Over time, Yoken's correspondents expanded to include authors, politicians, actors, lawyers, judges, business leaders, military officers, media personalities, religious leaders, scientists, doctors, musicians, artists, and educators. The collection contains approximately 400,000 documents, which are housed at Brown University's John Hay Library, with some portions also held at UMass Dartmouth. In 2010, the John Hay Library exhibited selected letters from the collection.

== Publications ==
Yoken has published eight books:
- Claude Tillier (1976)
- Speech is Plurality (1978)
- Entretiens Québécois I (1986)
- The Letters of Robert Molloy, 1971-1977 (1989)
- Entretiens Québécois II (1990)
- Stowell Goding and France (1993)
- Entretiens Québécois III (1999)
- Breakthrough: Essays and Vignettes in Honor of John A. Rassias (2007)

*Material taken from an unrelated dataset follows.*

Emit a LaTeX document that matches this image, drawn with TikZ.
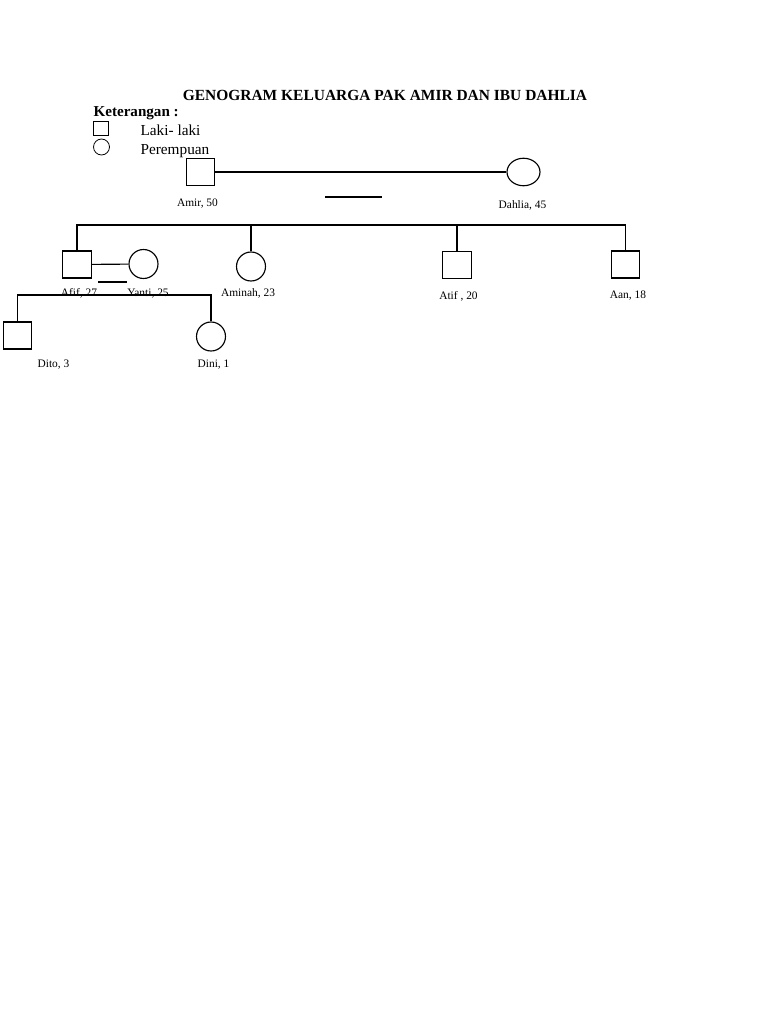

He has also authored numerous articles in American, French, and Québécois publications. In recent years, Yoken published "A History of Letters," featuring selections from his vast correspondence collection, and "A History of Letters, Volume II."

== Honors and awards ==
Yoken has received numerous awards and honors throughout his career, including:

- Legion of Honor (2018) - France's highest distinction, presented by Consul General of France Valery Freland on behalf of French President Emmanuel Macron for his lifetime work in French language and literature
- Officer in the Order of Academic Palms (Ordre des Palmes académiques) - awarded by the French government
- Médaille de Vermeil du Rayonnement de la Langue Française - from the French Academy
- Robert Ludwig National Distinguished Leadership Award in Foreign Languages - from the New York State Foreign Language Association
- Mayoral citation for outstanding cultural achievements in Fall River
- Distinguished Alumnus Awards from B.M.C. Durfee High School and the University of Massachusetts Amherst
- Excellence in Teaching Awards at UMass Dartmouth

He has been elected Honorary Life Member in several organizations, including the Academy of American Poets, Fall River and New Bedford Public Libraries, Claire T. Carney Library Associates, American Association of Teachers of French (AATF), and Modern Language Association (MLA).

== Personal life ==
Yoken met his wife, Cindy, at an American Association of French Teachers conference. They have been married since 1976. Cindy Yoken is also a French teacher and collaborated with her husband on the Summer Language Institute at UMass Dartmouth.

Beyond his academic work, Yoken has had a longstanding involvement in radio broadcasting. Beginning in the 1950s, he hosted "Teen Party" on WALE in Fall River during his high school years. He later co-hosted a weekly show with Jean Caya Bancroft on WALE and subsequently WBSM (New Bedford), appearing approximately 450 times through 2005.